What are the limitations of Access for scientific or engineering calculations?
While Microsoft Access can handle many business calculations, it has several limitations for scientific and engineering applications:
- Mathematical Function Library:
- Lacks advanced mathematical functions (Bessel, Gamma, etc.)
- No built-in matrix operations
- Limited complex number support
- Numerical Precision:
- Uses double-precision floating-point (15-17 digits)

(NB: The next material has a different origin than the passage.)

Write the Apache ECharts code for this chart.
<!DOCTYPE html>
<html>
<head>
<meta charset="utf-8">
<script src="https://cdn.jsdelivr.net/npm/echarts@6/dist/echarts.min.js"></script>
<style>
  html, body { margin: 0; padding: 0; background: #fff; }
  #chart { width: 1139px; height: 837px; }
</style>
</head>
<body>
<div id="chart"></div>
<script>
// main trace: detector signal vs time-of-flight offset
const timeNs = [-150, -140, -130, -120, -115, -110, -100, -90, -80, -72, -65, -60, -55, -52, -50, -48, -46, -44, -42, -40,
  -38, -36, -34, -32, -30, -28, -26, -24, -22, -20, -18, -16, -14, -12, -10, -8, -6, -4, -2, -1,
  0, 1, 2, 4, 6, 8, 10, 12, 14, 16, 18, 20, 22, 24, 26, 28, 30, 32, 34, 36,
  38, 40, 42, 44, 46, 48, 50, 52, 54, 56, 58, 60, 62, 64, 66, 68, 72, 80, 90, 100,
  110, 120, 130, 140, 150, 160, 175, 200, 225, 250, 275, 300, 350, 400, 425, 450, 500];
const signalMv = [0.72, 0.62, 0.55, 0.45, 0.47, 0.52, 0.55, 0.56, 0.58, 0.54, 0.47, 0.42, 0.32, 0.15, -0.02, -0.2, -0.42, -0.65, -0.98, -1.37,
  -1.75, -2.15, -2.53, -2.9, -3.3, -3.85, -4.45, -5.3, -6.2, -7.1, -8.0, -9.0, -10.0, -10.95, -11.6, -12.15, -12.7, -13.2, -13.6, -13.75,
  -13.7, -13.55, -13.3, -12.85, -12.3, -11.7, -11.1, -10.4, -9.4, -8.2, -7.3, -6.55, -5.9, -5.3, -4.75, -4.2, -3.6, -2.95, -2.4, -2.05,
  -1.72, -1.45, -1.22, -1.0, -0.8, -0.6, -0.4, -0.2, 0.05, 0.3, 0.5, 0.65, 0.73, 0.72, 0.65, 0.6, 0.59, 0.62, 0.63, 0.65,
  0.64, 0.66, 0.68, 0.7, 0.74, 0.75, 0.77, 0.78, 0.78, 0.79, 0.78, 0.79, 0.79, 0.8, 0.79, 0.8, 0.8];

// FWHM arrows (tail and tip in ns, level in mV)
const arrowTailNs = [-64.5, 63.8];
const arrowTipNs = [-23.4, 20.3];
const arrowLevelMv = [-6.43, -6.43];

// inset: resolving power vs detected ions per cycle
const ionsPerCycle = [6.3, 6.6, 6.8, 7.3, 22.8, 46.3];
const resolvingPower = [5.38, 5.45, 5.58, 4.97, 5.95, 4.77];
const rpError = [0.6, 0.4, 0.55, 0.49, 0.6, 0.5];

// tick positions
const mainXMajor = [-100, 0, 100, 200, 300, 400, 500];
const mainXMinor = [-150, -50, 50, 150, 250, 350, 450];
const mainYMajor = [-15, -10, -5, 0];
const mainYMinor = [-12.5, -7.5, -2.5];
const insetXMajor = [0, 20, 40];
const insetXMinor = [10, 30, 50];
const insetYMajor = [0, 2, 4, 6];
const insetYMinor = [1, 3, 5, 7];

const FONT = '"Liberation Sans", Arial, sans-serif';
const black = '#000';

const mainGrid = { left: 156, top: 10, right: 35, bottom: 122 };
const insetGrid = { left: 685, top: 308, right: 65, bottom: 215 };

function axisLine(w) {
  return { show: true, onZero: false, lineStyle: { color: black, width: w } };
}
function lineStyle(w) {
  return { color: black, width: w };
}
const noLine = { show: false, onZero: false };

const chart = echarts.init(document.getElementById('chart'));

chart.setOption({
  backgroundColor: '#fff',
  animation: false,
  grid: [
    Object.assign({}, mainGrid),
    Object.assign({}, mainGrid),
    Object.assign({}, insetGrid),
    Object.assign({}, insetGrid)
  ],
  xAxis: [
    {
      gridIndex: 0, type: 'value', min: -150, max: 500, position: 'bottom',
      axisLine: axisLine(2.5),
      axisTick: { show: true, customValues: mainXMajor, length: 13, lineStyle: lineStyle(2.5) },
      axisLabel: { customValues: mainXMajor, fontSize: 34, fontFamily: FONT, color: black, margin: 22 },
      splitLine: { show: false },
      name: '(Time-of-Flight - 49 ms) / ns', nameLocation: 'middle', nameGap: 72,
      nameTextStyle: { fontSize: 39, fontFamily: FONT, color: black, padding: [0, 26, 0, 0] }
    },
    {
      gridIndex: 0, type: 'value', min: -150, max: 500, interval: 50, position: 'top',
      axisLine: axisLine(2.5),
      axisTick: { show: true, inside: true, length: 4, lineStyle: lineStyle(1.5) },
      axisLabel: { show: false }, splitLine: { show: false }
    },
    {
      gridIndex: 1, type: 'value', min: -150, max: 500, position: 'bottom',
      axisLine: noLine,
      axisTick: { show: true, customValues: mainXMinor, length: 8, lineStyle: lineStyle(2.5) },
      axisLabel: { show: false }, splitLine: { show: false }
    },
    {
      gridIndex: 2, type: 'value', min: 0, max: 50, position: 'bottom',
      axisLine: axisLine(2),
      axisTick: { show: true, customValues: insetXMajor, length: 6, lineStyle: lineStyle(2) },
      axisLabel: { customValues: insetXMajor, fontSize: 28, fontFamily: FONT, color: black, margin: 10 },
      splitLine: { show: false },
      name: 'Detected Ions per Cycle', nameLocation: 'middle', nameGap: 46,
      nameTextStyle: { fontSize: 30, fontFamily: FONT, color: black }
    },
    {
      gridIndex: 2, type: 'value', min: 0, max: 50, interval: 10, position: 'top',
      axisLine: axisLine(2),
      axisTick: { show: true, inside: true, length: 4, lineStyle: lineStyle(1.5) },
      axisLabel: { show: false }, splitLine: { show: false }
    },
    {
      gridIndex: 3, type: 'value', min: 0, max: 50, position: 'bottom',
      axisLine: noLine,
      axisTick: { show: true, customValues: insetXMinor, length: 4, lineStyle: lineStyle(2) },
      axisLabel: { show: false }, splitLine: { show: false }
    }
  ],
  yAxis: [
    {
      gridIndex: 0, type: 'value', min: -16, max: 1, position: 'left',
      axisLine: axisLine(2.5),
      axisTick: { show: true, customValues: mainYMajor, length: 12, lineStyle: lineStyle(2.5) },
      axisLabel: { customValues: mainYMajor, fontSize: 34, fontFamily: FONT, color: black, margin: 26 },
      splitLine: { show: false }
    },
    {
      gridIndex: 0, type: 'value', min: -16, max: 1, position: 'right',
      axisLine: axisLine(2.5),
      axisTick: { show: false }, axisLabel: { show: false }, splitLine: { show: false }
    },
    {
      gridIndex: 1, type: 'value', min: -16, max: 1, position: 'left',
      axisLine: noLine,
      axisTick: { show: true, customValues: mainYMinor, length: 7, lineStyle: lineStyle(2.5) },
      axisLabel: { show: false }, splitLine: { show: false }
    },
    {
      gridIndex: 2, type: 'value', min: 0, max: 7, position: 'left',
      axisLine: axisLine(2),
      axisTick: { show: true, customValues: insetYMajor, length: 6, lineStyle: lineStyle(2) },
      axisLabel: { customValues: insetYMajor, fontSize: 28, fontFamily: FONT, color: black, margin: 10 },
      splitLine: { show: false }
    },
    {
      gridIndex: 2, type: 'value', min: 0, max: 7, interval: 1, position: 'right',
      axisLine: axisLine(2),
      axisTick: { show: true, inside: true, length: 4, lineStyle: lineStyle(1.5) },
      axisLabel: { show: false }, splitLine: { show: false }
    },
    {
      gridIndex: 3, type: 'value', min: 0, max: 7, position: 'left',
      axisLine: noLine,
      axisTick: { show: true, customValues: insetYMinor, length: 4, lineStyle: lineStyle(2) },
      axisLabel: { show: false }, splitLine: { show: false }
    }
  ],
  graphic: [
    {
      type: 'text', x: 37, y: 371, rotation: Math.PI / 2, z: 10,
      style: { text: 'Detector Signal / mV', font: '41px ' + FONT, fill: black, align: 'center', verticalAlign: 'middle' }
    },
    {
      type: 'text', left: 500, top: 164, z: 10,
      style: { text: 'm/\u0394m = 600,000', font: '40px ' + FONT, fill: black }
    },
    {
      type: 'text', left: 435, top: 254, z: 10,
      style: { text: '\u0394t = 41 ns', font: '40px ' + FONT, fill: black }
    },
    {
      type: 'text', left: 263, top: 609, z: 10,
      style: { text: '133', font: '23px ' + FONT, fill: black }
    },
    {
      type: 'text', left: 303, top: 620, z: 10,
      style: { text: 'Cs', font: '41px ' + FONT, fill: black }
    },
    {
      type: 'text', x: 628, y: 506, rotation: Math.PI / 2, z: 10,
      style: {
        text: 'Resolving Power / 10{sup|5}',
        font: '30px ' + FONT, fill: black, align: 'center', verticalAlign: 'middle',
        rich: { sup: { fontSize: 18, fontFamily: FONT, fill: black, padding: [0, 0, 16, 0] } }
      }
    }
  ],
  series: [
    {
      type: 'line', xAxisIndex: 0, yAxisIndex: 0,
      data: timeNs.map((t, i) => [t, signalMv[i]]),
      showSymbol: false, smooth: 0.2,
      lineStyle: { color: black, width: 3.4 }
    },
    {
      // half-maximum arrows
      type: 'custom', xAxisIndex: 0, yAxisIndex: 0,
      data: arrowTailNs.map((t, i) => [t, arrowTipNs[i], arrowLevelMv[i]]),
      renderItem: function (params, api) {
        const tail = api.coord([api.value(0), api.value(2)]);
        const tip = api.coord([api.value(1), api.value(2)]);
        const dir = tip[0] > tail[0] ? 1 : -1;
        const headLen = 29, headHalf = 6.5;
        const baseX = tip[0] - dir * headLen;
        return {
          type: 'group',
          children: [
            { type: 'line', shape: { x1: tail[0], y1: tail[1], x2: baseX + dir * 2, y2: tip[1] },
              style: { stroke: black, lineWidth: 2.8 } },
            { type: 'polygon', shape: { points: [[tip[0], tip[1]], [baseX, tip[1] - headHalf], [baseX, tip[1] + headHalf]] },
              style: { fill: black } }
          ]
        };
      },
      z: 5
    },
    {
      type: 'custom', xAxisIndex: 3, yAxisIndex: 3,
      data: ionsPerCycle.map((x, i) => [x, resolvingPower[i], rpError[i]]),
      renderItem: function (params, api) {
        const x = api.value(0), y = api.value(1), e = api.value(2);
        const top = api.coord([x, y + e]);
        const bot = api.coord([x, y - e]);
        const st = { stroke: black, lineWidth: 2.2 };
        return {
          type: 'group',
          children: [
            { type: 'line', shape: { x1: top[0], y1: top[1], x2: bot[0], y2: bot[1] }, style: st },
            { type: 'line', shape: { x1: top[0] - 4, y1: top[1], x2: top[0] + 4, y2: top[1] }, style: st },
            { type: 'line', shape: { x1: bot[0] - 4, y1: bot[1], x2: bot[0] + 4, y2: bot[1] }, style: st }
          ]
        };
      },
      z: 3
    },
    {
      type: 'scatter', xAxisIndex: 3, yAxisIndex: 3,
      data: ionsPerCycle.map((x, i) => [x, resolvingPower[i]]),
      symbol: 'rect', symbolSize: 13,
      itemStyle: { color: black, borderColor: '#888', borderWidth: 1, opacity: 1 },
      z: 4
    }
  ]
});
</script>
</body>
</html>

- No arbitrary-precision arithmetic
- Potential rounding errors in financial calculations
- Performance:
- Not optimized for CPU-intensive calculations
- Single-threaded execution
- No parallel processing capabilities
- Visualization:
- Basic charting capabilities
- No 3D plotting or advanced scientific graphs
- Limited customization options
- Data Import/Export:
- Limited support for scientific data formats
- No direct interfaces to lab equipment
- Challenges with very large datasets
Workarounds and alternatives:
- Use VBA to call external DLLs for specialized calculations
- Export data to Excel for advanced analysis
- Integrate with MATLAB or R through automation
- Consider SQL Server with CLR integration for .NET calculations
- Use Access as a front-end with a more powerful back-end
When Access might be suitable:
- For managing experimental data with simple calculations
- As a front-end for scientific databases
- For basic statistical analysis of research data
- When you need to combine calculation results with other business data
For serious scientific computing, specialized tools like MATLAB, R, Python (with NumPy/SciPy), or Mathematica are generally more appropriate than Microsoft Access.